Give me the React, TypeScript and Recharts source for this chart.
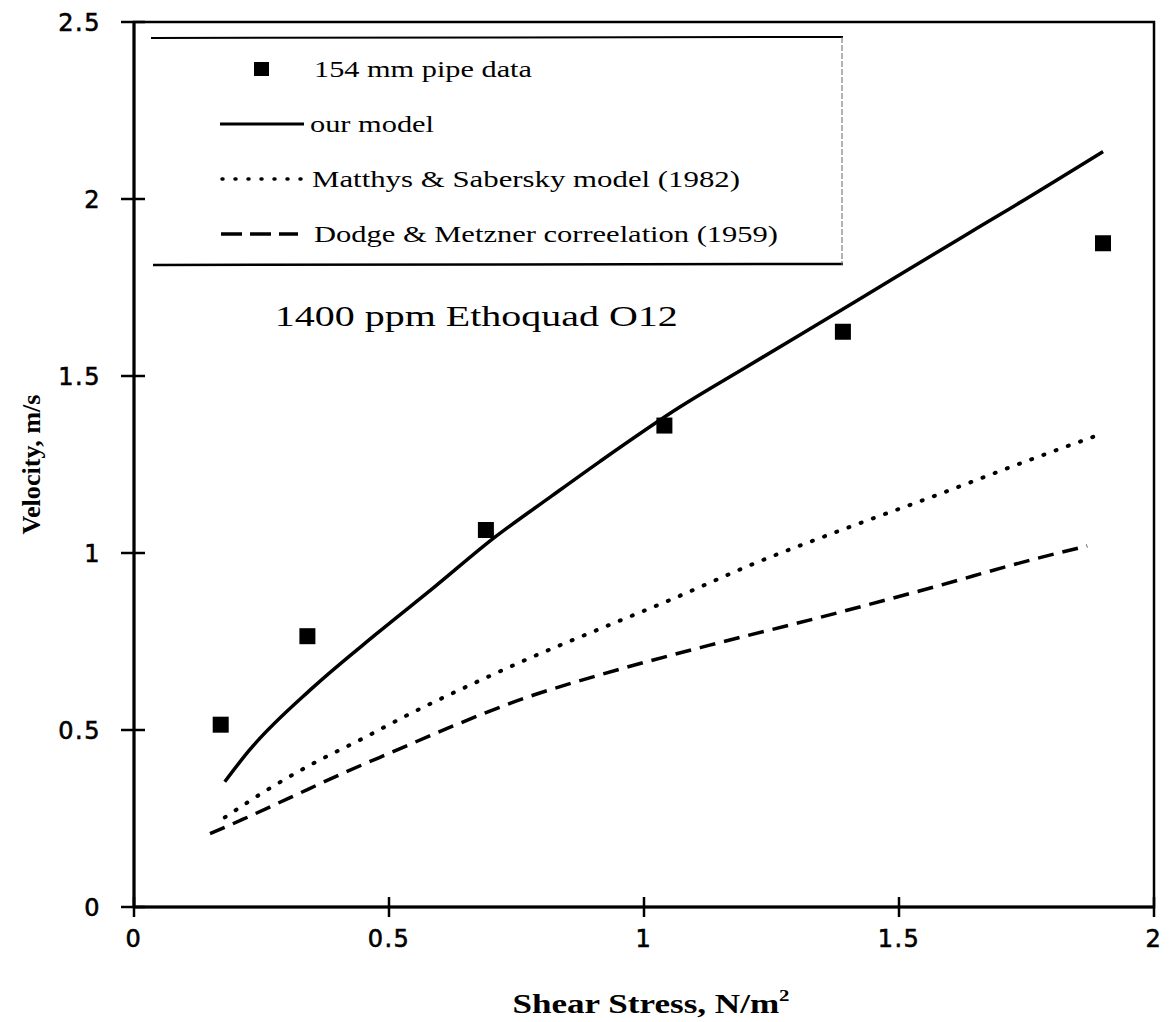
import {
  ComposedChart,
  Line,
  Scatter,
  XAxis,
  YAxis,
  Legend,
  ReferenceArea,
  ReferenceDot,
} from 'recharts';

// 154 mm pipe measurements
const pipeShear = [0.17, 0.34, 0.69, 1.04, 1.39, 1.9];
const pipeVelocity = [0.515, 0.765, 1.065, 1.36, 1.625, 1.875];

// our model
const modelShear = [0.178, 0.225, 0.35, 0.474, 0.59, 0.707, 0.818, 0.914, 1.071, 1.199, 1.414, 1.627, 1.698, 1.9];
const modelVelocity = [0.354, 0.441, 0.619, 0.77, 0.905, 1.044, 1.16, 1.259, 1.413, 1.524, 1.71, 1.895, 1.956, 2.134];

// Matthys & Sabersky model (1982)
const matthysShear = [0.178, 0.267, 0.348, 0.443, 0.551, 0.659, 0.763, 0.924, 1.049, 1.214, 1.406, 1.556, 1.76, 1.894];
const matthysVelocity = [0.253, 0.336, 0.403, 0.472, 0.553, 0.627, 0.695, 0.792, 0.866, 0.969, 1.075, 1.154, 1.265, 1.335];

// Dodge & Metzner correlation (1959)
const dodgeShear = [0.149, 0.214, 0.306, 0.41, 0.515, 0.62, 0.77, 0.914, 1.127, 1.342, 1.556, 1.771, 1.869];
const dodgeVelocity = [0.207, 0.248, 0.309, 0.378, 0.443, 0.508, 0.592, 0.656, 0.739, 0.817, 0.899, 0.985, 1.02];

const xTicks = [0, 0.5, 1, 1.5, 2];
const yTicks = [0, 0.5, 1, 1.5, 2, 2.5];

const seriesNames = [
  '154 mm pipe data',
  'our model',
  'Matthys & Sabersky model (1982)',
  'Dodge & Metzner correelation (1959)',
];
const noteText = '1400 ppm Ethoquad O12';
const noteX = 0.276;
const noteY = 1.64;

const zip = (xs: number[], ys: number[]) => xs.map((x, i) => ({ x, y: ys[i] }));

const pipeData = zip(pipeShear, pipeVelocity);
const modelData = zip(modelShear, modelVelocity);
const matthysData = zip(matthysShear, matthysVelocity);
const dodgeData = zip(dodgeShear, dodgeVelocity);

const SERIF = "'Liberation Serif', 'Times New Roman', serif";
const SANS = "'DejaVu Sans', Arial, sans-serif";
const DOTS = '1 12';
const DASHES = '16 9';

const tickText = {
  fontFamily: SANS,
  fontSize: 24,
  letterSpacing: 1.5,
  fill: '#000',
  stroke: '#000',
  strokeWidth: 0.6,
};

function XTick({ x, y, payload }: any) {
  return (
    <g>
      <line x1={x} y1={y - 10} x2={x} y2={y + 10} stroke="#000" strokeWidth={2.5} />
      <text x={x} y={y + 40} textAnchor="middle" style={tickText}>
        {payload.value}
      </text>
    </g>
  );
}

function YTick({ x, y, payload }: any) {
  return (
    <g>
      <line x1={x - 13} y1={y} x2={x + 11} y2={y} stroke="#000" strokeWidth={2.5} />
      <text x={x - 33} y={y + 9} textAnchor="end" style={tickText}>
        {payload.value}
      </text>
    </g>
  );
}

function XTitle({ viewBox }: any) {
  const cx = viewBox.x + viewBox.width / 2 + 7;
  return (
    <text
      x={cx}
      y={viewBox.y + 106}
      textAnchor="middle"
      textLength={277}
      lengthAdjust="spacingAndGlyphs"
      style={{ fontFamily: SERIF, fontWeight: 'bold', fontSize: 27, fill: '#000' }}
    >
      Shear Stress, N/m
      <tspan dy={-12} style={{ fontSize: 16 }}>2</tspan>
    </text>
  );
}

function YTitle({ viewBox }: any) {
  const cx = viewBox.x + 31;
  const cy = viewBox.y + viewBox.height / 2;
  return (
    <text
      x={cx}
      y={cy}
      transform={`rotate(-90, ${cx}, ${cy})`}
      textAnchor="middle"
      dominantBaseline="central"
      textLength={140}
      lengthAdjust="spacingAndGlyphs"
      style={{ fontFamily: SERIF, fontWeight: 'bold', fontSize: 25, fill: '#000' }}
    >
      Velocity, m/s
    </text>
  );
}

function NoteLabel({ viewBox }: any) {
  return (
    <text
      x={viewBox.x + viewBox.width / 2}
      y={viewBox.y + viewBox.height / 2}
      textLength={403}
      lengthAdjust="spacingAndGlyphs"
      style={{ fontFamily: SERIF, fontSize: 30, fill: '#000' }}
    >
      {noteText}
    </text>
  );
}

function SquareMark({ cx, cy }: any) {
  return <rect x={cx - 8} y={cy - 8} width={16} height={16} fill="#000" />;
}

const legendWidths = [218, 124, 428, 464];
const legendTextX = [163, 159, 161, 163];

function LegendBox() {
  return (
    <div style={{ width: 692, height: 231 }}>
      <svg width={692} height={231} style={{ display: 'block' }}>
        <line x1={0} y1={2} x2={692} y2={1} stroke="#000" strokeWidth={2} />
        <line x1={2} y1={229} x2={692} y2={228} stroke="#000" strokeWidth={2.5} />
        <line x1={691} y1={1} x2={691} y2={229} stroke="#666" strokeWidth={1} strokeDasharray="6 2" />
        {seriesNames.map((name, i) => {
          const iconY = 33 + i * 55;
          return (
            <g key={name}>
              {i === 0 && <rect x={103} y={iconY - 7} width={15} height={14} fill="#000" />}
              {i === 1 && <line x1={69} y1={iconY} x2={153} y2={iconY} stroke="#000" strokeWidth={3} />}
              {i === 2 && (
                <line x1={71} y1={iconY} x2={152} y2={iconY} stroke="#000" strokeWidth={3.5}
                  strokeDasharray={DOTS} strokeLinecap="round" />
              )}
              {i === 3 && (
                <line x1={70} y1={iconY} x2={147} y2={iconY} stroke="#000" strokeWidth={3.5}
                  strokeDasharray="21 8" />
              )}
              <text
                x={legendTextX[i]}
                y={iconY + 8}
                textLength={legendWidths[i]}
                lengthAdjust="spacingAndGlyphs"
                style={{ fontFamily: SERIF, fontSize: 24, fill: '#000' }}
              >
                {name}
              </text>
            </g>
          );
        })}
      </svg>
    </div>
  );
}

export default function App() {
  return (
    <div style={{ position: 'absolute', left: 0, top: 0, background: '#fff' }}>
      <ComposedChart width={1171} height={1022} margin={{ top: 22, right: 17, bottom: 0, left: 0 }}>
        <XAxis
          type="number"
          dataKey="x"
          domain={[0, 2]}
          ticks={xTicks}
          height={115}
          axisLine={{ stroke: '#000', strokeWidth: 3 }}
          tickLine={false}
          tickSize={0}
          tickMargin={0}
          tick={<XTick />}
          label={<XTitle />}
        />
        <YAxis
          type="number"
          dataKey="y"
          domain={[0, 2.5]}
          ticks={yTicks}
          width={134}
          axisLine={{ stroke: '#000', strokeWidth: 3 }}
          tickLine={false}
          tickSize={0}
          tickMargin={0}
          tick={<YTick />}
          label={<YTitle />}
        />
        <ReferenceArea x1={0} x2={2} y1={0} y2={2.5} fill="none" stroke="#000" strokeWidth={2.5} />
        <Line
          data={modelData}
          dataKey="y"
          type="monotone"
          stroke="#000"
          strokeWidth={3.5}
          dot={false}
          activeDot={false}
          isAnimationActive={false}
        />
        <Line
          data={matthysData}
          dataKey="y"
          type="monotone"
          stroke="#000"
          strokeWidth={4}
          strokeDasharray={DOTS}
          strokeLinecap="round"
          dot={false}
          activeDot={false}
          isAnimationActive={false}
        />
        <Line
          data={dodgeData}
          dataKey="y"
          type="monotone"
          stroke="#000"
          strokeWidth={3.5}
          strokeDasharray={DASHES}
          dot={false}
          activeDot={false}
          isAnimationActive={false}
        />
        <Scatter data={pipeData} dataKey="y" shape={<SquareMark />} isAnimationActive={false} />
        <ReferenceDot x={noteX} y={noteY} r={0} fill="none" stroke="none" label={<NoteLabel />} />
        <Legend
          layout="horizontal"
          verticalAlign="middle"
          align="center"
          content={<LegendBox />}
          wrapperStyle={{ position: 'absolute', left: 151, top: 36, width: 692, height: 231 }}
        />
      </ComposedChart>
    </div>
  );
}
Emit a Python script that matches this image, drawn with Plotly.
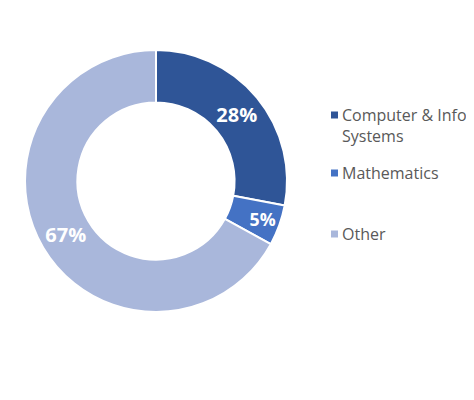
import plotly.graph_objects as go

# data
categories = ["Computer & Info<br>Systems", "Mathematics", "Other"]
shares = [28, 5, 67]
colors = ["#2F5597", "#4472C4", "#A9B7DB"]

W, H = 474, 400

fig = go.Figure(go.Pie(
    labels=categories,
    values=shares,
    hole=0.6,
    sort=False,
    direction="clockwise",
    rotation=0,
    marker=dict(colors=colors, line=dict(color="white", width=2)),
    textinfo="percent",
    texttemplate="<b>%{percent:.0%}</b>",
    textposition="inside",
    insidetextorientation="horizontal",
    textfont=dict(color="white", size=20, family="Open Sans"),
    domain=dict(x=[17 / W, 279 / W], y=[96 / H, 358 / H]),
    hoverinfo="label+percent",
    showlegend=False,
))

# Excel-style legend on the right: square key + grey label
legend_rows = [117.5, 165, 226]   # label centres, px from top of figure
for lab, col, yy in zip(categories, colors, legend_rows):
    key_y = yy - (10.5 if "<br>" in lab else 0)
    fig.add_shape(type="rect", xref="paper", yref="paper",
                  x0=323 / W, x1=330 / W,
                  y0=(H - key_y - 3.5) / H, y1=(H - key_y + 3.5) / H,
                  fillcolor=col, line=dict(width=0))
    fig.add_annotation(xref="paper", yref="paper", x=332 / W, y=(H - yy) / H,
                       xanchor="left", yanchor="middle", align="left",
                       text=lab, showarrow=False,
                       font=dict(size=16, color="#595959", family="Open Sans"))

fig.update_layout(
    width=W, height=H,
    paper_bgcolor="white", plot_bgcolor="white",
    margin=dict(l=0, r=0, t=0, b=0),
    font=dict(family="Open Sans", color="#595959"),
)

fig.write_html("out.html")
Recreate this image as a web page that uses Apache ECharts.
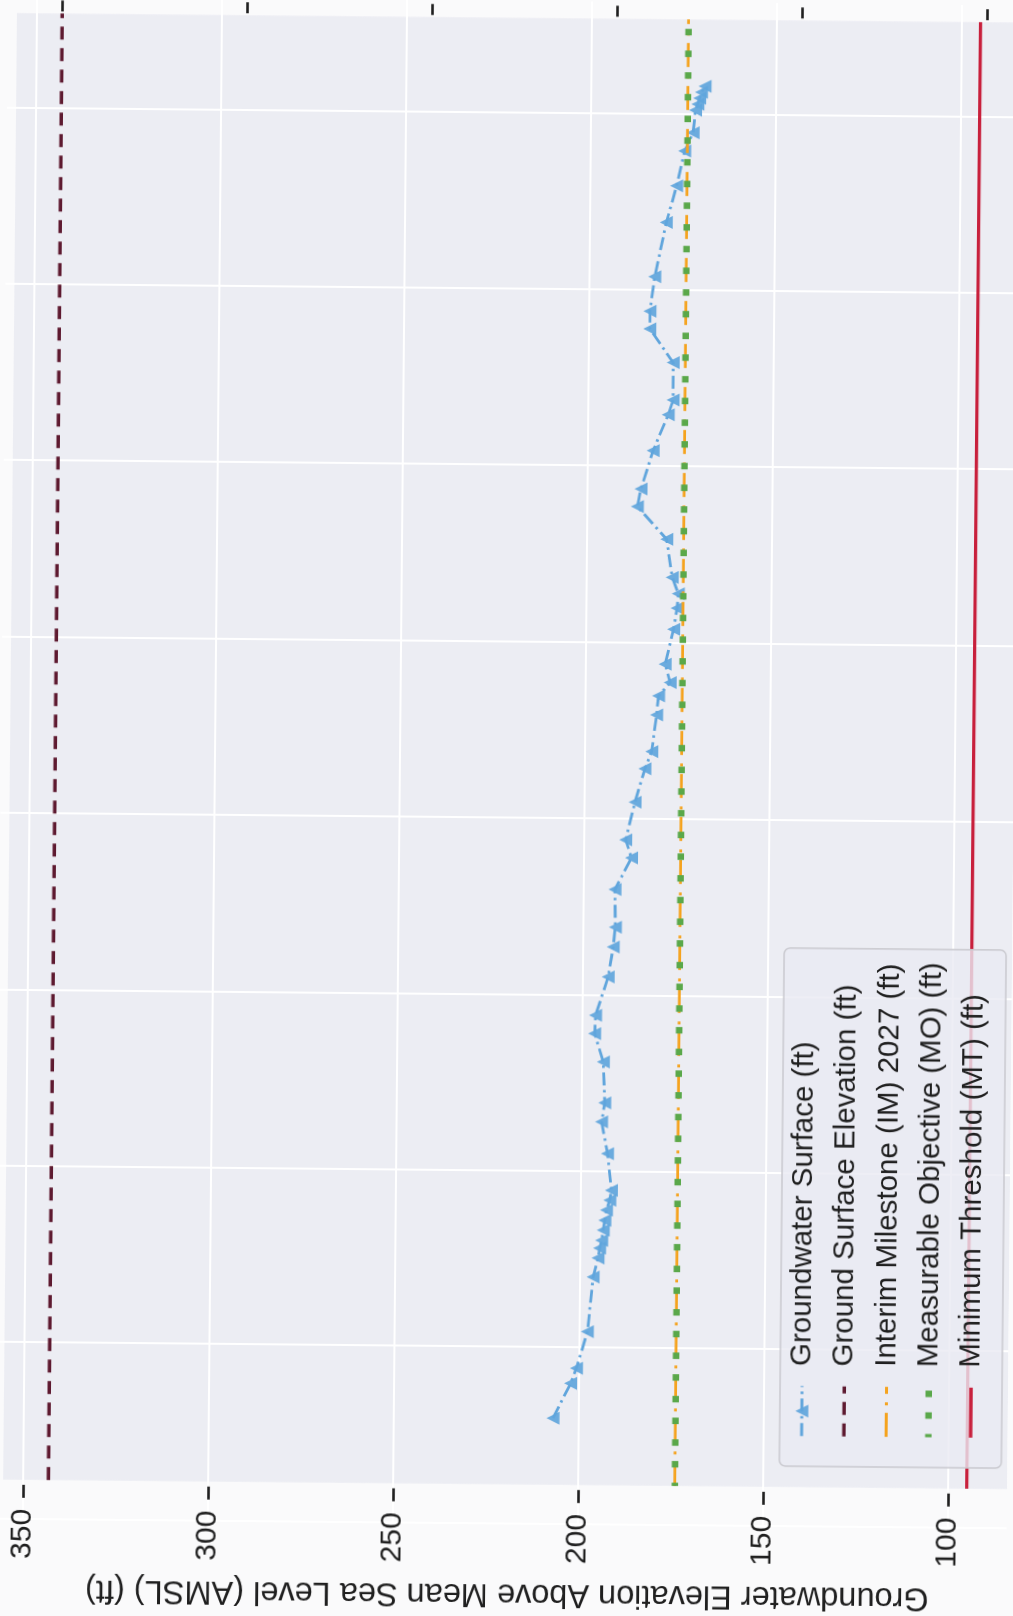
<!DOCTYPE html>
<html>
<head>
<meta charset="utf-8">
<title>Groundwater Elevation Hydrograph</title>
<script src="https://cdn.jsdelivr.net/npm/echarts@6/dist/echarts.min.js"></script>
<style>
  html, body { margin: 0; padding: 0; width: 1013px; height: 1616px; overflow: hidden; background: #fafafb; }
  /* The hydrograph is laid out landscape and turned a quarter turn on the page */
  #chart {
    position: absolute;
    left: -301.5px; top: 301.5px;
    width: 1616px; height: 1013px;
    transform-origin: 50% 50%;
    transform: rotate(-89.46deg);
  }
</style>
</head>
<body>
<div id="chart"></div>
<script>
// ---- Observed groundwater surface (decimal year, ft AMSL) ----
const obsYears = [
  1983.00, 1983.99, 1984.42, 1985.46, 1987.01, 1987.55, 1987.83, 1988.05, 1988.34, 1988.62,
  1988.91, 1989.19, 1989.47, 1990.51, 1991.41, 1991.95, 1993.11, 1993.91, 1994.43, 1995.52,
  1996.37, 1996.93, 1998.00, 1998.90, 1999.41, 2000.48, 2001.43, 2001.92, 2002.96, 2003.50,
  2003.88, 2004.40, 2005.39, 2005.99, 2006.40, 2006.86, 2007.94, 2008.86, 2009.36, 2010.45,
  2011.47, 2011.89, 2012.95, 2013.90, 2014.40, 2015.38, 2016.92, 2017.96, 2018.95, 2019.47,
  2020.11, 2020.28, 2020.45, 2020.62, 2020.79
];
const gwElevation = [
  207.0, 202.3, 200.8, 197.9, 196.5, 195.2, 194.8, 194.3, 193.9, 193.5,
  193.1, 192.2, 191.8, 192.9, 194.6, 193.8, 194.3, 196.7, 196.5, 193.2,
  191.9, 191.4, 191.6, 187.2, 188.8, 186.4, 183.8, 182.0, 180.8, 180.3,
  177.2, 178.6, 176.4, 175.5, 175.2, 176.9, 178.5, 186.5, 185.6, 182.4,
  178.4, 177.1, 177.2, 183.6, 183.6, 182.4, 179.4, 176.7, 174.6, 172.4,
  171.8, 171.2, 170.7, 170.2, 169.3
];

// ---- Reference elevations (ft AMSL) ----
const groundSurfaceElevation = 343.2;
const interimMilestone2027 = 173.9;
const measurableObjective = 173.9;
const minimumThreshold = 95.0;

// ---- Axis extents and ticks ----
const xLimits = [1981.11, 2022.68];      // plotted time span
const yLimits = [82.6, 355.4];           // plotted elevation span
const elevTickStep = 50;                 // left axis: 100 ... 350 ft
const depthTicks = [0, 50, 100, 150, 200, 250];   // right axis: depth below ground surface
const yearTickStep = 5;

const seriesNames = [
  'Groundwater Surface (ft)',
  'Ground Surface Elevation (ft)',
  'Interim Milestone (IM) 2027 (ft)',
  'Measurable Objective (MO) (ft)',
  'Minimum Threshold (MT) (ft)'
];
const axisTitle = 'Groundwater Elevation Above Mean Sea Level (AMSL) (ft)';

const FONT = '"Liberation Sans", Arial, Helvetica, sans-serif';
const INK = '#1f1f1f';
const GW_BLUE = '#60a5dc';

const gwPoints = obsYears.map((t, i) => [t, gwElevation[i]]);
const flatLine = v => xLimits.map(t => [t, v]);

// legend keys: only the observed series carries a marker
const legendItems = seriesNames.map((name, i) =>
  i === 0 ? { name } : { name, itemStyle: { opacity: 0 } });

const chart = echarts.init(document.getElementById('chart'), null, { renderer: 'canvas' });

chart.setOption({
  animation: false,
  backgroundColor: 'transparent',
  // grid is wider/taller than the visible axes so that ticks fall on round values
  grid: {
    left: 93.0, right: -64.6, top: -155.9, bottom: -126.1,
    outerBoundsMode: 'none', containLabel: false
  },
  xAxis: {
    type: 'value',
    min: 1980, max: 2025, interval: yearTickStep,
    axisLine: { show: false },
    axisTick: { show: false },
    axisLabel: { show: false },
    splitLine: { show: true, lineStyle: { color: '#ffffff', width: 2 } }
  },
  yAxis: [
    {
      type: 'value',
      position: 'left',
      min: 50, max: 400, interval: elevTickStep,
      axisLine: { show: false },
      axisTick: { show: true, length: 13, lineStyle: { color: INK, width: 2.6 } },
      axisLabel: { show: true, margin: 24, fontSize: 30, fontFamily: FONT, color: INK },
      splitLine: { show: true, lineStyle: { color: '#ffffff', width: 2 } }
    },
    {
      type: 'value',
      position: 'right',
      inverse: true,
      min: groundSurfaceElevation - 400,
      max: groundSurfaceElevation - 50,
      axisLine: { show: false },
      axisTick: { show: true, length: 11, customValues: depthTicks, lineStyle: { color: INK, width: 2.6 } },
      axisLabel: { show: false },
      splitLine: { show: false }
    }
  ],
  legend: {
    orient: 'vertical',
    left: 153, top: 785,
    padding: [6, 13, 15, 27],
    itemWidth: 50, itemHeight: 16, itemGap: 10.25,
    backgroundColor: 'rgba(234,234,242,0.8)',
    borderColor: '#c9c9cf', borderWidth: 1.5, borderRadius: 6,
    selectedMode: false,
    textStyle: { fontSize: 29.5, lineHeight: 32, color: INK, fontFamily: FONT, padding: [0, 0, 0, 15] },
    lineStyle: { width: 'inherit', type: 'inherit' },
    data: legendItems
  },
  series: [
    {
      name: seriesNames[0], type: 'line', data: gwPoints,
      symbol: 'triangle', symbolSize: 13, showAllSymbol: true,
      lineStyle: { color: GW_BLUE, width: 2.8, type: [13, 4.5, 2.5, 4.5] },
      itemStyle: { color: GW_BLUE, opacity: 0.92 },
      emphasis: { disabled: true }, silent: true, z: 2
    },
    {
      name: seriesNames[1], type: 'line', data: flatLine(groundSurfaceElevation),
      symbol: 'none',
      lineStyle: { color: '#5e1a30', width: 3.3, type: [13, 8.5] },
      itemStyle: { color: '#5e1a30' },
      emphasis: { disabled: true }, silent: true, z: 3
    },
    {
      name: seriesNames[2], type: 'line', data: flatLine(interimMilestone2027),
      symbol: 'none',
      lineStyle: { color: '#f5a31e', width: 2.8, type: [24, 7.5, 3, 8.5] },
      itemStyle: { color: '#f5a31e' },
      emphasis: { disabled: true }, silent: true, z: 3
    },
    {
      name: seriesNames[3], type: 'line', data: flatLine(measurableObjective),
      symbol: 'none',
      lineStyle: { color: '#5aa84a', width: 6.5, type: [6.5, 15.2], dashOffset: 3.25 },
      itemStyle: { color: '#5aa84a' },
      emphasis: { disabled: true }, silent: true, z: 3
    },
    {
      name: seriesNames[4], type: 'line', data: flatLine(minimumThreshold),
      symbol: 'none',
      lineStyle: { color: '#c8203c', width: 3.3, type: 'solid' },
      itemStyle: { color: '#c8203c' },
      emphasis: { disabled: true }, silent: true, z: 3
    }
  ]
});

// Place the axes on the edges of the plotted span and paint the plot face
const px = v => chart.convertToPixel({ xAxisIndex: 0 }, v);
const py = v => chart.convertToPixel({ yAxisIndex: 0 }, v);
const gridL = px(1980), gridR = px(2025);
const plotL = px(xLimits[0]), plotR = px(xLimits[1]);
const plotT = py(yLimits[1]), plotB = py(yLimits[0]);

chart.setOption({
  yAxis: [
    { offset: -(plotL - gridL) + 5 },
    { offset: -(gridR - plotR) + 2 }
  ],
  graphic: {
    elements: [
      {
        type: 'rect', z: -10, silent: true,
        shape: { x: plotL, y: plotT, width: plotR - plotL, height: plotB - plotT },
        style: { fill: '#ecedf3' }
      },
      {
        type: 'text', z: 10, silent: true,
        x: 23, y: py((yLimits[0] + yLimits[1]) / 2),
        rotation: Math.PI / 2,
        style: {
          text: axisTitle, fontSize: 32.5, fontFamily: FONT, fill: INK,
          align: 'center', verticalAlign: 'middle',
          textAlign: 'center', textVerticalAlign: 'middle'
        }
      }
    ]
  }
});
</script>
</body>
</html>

# # # # # # #

Only the lines from the top of the data through the line with "1.154, 1.265, 1.335];" should be quoted, exactly and with both ends kept; skip the pictures.

Give me the React, TypeScript and Recharts source for this chart.
import {
  ComposedChart,
  Line,
  Scatter,
  XAxis,
  YAxis,
  Legend,
  ReferenceArea,
  ReferenceDot,
} from 'recharts';

// 154 mm pipe measurements
const pipeShear = [0.17, 0.34, 0.69, 1.04, 1.39, 1.9];
const pipeVelocity = [0.515, 0.765, 1.065, 1.36, 1.625, 1.875];

// our model
const modelShear = [0.178, 0.225, 0.35, 0.474, 0.59, 0.707, 0.818, 0.914, 1.071, 1.199, 1.414, 1.627, 1.698, 1.9];
const modelVelocity = [0.354, 0.441, 0.619, 0.77, 0.905, 1.044, 1.16, 1.259, 1.413, 1.524, 1.71, 1.895, 1.956, 2.134];

// Matthys & Sabersky model (1982)
const matthysShear = [0.178, 0.267, 0.348, 0.443, 0.551, 0.659, 0.763, 0.924, 1.049, 1.214, 1.406, 1.556, 1.76, 1.894];
const matthysVelocity = [0.253, 0.336, 0.403, 0.472, 0.553, 0.627, 0.695, 0.792, 0.866, 0.969, 1.075, 1.154, 1.265, 1.335];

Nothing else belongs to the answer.